## DESCRIPTION OF THE TASK
Begin with the first line of the material and write out each line exactly, ending with the line that contains "LSEG Datastream, Mott". Pictures are not part of the copy.
-- Begin --
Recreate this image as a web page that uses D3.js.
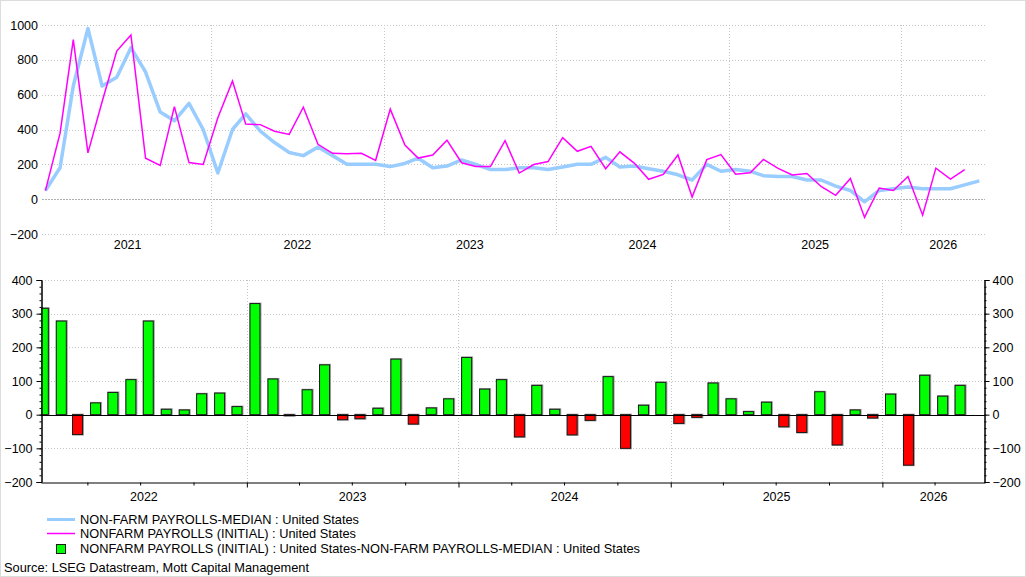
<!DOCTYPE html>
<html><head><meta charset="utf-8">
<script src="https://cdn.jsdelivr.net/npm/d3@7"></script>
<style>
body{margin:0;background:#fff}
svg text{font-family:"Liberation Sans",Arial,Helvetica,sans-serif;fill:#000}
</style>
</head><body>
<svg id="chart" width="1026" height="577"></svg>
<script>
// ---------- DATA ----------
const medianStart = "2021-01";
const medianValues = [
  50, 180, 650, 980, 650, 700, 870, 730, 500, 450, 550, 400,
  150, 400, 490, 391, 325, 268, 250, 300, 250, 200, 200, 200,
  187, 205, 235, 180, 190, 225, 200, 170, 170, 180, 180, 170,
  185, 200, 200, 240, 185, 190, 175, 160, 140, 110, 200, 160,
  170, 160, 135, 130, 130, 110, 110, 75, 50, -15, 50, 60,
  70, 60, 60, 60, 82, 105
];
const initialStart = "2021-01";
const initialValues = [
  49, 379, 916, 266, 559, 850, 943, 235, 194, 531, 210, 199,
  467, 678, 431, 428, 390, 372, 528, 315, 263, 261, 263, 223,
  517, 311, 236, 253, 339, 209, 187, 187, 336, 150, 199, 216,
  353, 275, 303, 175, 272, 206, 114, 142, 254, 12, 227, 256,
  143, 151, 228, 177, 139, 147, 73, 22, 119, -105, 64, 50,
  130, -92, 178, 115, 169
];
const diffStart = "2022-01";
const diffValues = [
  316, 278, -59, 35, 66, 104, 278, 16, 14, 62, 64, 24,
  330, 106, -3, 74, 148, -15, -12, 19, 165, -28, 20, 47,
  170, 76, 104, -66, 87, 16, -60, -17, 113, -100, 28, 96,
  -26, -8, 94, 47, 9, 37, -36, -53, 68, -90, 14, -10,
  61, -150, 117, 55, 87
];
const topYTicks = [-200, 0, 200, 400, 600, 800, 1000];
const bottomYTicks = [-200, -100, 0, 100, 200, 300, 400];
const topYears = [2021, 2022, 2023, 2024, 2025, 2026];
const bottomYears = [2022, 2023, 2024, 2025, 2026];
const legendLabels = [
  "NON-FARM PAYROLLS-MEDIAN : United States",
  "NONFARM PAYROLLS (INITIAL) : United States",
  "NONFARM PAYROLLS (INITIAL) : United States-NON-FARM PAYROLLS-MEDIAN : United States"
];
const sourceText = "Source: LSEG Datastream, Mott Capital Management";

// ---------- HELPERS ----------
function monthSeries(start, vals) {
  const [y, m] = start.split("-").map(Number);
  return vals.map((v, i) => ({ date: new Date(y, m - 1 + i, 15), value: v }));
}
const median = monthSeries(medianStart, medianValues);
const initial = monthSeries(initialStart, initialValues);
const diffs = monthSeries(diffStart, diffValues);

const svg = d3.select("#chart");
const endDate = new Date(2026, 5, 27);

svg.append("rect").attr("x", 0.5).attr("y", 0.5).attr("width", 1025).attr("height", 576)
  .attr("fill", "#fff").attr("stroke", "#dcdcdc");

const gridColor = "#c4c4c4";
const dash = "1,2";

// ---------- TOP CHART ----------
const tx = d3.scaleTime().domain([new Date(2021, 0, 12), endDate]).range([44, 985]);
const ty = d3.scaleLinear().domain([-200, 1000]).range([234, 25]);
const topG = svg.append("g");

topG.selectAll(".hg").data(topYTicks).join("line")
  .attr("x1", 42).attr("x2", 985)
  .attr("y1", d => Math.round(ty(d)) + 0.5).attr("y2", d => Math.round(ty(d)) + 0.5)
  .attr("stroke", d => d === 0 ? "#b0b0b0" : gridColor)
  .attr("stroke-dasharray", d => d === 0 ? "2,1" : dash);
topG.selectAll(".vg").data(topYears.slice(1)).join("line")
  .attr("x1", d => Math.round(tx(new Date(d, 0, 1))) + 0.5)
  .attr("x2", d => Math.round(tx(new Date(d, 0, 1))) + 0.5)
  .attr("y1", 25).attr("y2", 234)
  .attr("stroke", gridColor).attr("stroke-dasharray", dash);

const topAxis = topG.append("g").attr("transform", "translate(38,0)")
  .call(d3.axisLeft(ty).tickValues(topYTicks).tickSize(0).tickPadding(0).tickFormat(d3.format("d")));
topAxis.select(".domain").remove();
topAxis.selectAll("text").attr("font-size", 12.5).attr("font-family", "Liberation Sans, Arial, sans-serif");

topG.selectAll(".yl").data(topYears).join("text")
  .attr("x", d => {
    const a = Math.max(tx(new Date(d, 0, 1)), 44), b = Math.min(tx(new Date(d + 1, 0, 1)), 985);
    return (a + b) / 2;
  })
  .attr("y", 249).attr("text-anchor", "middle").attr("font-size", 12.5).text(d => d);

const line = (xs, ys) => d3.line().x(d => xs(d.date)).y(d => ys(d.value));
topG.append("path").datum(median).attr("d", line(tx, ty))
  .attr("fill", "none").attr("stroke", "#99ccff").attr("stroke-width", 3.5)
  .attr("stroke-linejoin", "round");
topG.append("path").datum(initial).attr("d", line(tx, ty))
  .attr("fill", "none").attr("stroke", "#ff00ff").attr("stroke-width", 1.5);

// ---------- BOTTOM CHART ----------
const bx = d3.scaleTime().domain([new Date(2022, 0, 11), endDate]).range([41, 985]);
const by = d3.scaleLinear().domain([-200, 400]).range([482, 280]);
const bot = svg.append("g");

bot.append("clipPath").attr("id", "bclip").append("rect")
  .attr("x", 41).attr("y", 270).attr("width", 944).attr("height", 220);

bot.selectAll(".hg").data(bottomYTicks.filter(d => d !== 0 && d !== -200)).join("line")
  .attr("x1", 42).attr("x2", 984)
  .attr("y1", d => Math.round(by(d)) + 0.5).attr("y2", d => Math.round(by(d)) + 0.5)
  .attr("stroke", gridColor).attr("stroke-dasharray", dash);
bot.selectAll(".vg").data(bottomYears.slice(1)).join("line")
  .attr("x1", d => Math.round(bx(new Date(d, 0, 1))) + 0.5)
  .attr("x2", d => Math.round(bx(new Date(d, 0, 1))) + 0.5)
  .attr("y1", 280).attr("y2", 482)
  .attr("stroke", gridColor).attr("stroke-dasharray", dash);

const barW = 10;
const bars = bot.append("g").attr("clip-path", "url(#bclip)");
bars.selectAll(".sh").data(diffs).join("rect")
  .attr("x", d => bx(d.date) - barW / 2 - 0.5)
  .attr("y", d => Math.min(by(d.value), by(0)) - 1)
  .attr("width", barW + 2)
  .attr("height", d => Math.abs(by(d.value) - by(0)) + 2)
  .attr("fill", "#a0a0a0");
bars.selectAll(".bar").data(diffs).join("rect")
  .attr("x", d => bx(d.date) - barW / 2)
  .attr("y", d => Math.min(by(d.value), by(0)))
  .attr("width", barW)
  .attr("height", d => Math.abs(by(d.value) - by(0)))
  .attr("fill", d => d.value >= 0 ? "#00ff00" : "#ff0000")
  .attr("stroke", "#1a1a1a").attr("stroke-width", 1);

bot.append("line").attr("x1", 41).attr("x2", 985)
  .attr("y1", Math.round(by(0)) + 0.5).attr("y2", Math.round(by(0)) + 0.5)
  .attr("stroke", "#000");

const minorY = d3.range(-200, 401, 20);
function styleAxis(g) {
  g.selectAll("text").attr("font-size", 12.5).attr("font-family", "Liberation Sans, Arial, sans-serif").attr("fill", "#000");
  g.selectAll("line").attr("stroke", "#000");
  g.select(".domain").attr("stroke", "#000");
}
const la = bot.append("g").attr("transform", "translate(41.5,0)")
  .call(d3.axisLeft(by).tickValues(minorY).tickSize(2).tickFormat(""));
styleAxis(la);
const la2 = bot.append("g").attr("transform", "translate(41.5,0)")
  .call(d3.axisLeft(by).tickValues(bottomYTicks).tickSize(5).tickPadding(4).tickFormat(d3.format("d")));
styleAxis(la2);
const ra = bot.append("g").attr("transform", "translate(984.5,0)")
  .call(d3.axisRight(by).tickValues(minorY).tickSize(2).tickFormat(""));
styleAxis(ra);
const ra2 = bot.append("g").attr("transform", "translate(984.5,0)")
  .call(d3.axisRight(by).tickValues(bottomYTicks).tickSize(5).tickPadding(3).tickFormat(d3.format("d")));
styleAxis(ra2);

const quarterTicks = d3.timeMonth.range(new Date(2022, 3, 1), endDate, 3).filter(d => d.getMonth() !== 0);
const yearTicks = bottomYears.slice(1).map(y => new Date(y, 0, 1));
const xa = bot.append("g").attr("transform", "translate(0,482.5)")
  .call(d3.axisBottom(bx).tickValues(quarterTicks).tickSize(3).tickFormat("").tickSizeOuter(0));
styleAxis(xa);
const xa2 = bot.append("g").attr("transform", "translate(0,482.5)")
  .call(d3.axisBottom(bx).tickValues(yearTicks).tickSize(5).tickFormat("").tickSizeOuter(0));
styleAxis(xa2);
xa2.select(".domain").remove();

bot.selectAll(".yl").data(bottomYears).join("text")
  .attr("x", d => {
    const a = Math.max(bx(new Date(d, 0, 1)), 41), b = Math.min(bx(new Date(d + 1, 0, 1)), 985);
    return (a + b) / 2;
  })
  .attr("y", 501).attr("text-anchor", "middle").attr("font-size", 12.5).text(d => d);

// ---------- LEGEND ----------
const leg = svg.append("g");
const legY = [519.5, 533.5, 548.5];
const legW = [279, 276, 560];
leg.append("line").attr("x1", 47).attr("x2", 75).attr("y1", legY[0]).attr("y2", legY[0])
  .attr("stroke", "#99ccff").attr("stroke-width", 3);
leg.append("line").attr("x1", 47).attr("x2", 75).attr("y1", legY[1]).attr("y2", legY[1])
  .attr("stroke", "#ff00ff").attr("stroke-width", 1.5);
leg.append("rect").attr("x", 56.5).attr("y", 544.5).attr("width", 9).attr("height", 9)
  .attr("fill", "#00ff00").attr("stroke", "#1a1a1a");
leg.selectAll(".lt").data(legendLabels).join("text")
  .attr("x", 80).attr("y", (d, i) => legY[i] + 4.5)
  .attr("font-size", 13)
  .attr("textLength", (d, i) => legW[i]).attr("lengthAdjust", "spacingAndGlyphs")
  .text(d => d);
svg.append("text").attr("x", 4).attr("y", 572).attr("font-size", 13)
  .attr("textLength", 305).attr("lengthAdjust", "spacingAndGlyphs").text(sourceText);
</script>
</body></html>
-- End --
## WRITTEN SOLUTION
Recreate this image as a web page that uses D3.js.
<!DOCTYPE html>
<html><head><meta charset="utf-8">
<script src="https://cdn.jsdelivr.net/npm/d3@7"></script>
<style>
body{margin:0;background:#fff}
svg text{font-family:"Liberation Sans",Arial,Helvetica,sans-serif;fill:#000}
</style>
</head><body>
<svg id="chart" width="1026" height="577"></svg>
<script>
// ---------- DATA ----------
const medianStart = "2021-01";
const medianValues = [
  50, 180, 650, 980, 650, 700, 870, 730, 500, 450, 550, 400,
  150, 400, 490, 391, 325, 268, 250, 300, 250, 200, 200, 200,
  187, 205, 235, 180, 190, 225, 200, 170, 170, 180, 180, 170,
  185, 200, 200, 240, 185, 190, 175, 160, 140, 110, 200, 160,
  170, 160, 135, 130, 130, 110, 110, 75, 50, -15, 50, 60,
  70, 60, 60, 60, 82, 105
];
const initialStart = "2021-01";
const initialValues = [
  49, 379, 916, 266, 559, 850, 943, 235, 194, 531, 210, 199,
  467, 678, 431, 428, 390, 372, 528, 315, 263, 261, 263, 223,
  517, 311, 236, 253, 339, 209, 187, 187, 336, 150, 199, 216,
  353, 275, 303, 175, 272, 206, 114, 142, 254, 12, 227, 256,
  143, 151, 228, 177, 139, 147, 73, 22, 119, -105, 64, 50,
  130, -92, 178, 115, 169
];
const diffStart = "2022-01";
const diffValues = [
  316, 278, -59, 35, 66, 104, 278, 16, 14, 62, 64, 24,
  330, 106, -3, 74, 148, -15, -12, 19, 165, -28, 20, 47,
  170, 76, 104, -66, 87, 16, -60, -17, 113, -100, 28, 96,
  -26, -8, 94, 47, 9, 37, -36, -53, 68, -90, 14, -10,
  61, -150, 117, 55, 87
];
const topYTicks = [-200, 0, 200, 400, 600, 800, 1000];
const bottomYTicks = [-200, -100, 0, 100, 200, 300, 400];
const topYears = [2021, 2022, 2023, 2024, 2025, 2026];
const bottomYears = [2022, 2023, 2024, 2025, 2026];
const legendLabels = [
  "NON-FARM PAYROLLS-MEDIAN : United States",
  "NONFARM PAYROLLS (INITIAL) : United States",
  "NONFARM PAYROLLS (INITIAL) : United States-NON-FARM PAYROLLS-MEDIAN : United States"
];
const sourceText = "Source: LSEG Datastream, Mott Capital Management";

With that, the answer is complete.